_WHAT NEEDS TO BE DONE_
Starting with the first line of the listing, quote each line exactly until and including the one with "negli adulti: gestione", leaving pictures out.

_SUPPLIED INFORMATION_
§ §
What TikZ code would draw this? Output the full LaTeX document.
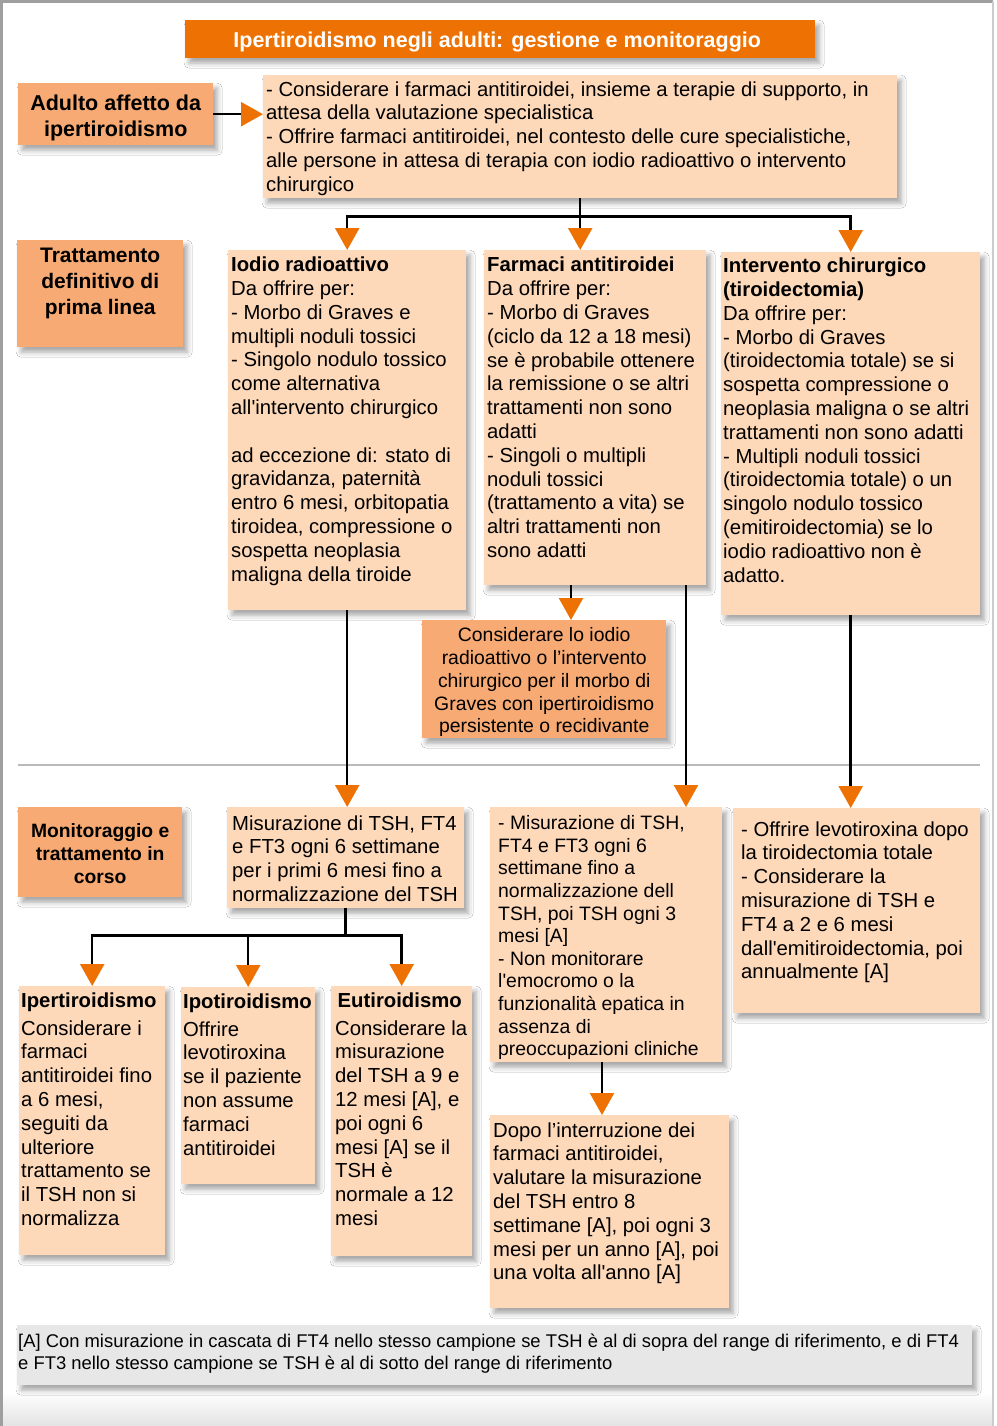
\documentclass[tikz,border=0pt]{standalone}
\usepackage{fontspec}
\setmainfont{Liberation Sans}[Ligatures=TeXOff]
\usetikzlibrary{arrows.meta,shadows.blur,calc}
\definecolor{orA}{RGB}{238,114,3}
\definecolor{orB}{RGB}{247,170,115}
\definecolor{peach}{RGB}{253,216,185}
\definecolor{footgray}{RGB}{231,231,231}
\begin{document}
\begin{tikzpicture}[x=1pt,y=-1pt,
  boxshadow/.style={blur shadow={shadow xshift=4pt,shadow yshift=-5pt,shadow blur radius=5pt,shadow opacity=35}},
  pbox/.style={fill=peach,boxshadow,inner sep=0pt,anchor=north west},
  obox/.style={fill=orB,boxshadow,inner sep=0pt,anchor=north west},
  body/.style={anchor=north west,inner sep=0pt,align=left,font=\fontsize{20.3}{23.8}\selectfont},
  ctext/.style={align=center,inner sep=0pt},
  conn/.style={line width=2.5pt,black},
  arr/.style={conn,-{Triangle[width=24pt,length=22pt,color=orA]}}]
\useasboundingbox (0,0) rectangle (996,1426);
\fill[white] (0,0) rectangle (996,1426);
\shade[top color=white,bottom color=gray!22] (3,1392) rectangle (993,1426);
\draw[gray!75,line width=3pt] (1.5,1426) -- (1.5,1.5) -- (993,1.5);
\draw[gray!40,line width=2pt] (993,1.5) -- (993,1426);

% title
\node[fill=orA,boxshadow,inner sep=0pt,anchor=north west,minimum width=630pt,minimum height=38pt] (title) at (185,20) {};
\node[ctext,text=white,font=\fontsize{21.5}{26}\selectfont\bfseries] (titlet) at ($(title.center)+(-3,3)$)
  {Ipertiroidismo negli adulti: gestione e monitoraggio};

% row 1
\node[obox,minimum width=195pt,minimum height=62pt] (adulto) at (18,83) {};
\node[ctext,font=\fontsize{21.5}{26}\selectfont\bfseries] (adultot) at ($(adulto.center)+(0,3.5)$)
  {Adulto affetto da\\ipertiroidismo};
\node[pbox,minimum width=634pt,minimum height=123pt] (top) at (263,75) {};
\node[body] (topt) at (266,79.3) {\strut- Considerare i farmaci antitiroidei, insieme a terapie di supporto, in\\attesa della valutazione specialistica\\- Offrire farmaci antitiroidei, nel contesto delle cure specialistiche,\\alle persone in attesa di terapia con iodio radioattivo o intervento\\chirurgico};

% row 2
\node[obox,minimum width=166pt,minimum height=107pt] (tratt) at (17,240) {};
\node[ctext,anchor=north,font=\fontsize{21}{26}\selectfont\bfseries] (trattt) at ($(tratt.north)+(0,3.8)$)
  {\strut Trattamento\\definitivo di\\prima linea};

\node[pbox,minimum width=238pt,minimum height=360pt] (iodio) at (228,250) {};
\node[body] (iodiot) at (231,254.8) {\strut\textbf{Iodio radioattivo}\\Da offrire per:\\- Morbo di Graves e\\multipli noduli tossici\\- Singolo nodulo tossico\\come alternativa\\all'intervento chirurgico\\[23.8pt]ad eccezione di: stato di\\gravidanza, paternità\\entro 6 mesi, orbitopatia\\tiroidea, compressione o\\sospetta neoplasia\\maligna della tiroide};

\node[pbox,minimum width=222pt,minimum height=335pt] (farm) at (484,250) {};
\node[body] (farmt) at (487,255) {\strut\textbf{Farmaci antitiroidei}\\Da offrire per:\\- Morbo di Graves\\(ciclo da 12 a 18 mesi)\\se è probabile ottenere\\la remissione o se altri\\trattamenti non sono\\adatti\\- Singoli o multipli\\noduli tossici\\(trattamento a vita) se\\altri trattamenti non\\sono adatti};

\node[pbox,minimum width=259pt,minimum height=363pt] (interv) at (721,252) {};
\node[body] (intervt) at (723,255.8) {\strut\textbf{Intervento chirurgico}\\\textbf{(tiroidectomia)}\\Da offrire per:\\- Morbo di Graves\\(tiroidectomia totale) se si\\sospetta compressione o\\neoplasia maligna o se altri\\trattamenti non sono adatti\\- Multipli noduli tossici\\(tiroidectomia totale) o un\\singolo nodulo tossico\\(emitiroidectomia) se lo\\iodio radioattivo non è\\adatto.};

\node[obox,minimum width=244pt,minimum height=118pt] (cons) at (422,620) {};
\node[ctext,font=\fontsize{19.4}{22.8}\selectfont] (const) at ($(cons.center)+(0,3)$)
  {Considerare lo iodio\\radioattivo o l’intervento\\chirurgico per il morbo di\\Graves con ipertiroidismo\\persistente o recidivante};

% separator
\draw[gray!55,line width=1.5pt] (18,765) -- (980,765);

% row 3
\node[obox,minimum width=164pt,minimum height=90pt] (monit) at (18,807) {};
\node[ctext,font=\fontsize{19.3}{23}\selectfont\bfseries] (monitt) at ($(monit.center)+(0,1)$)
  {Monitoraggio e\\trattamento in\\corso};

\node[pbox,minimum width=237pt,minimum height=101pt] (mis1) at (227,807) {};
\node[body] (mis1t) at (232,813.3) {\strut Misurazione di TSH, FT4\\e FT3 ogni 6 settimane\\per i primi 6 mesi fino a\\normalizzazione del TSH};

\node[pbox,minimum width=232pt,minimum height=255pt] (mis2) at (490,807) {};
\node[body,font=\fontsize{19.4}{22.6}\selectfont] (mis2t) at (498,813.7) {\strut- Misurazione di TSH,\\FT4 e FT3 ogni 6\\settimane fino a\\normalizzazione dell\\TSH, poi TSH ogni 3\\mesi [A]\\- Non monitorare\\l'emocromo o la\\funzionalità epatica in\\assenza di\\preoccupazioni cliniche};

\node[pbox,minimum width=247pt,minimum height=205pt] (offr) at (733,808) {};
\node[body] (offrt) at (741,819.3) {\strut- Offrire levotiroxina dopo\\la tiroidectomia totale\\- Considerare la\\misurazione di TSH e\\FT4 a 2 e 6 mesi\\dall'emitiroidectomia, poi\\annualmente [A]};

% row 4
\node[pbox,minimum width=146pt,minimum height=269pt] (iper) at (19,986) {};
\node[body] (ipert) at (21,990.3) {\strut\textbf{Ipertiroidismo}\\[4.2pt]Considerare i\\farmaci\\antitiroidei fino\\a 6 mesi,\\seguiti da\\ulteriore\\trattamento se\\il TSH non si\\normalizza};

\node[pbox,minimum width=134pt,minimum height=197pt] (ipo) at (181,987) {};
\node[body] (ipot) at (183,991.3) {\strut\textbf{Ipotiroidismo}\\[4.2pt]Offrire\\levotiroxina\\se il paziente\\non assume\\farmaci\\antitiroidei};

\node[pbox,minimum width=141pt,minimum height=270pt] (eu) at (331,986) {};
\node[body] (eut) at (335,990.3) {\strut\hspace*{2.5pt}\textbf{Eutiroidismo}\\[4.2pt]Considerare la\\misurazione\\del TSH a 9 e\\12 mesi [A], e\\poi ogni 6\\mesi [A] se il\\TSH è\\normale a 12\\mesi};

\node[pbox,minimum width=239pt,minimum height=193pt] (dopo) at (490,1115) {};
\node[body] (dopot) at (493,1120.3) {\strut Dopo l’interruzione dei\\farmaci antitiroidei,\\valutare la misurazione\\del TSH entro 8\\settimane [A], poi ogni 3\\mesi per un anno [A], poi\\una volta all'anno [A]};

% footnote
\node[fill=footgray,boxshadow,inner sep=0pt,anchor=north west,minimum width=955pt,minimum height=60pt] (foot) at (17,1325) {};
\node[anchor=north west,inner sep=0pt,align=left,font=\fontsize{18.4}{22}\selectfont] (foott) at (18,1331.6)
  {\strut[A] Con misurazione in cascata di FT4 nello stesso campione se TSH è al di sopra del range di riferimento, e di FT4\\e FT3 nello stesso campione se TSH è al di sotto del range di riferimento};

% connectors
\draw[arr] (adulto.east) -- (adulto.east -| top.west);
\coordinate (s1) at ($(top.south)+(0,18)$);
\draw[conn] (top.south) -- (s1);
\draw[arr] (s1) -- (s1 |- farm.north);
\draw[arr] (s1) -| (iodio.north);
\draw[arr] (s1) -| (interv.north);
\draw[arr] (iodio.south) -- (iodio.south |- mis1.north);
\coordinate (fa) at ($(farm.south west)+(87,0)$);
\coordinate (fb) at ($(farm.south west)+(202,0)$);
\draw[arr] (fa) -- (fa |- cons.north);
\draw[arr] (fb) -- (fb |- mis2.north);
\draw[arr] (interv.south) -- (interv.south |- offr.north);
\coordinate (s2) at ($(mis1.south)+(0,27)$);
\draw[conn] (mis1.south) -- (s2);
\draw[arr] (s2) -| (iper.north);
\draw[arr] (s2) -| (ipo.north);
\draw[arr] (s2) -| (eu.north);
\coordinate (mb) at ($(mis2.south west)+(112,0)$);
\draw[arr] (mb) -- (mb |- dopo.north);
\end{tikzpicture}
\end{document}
§ §
_THE REPLY_
What TikZ code would draw this? Output the full LaTeX document.
\documentclass[tikz,border=0pt]{standalone}
\usepackage{fontspec}
\setmainfont{Liberation Sans}[Ligatures=TeXOff]
\usetikzlibrary{arrows.meta,shadows.blur,calc}
\definecolor{orA}{RGB}{238,114,3}
\definecolor{orB}{RGB}{247,170,115}
\definecolor{peach}{RGB}{253,216,185}
\definecolor{footgray}{RGB}{231,231,231}
\begin{document}
\begin{tikzpicture}[x=1pt,y=-1pt,
  boxshadow/.style={blur shadow={shadow xshift=4pt,shadow yshift=-5pt,shadow blur radius=5pt,shadow opacity=35}},
  pbox/.style={fill=peach,boxshadow,inner sep=0pt,anchor=north west},
  obox/.style={fill=orB,boxshadow,inner sep=0pt,anchor=north west},
  body/.style={anchor=north west,inner sep=0pt,align=left,font=\fontsize{20.3}{23.8}\selectfont},
  ctext/.style={align=center,inner sep=0pt},
  conn/.style={line width=2.5pt,black},
  arr/.style={conn,-{Triangle[width=24pt,length=22pt,color=orA]}}]
\useasboundingbox (0,0) rectangle (996,1426);
\fill[white] (0,0) rectangle (996,1426);
\shade[top color=white,bottom color=gray!22] (3,1392) rectangle (993,1426);
\draw[gray!75,line width=3pt] (1.5,1426) -- (1.5,1.5) -- (993,1.5);
\draw[gray!40,line width=2pt] (993,1.5) -- (993,1426);

% title
\node[fill=orA,boxshadow,inner sep=0pt,anchor=north west,minimum width=630pt,minimum height=38pt] (title) at (185,20) {};
\node[ctext,text=white,font=\fontsize{21.5}{26}\selectfont\bfseries] (titlet) at ($(title.center)+(-3,3)$)
  {Ipertiroidismo negli adulti: gestione e monitoraggio};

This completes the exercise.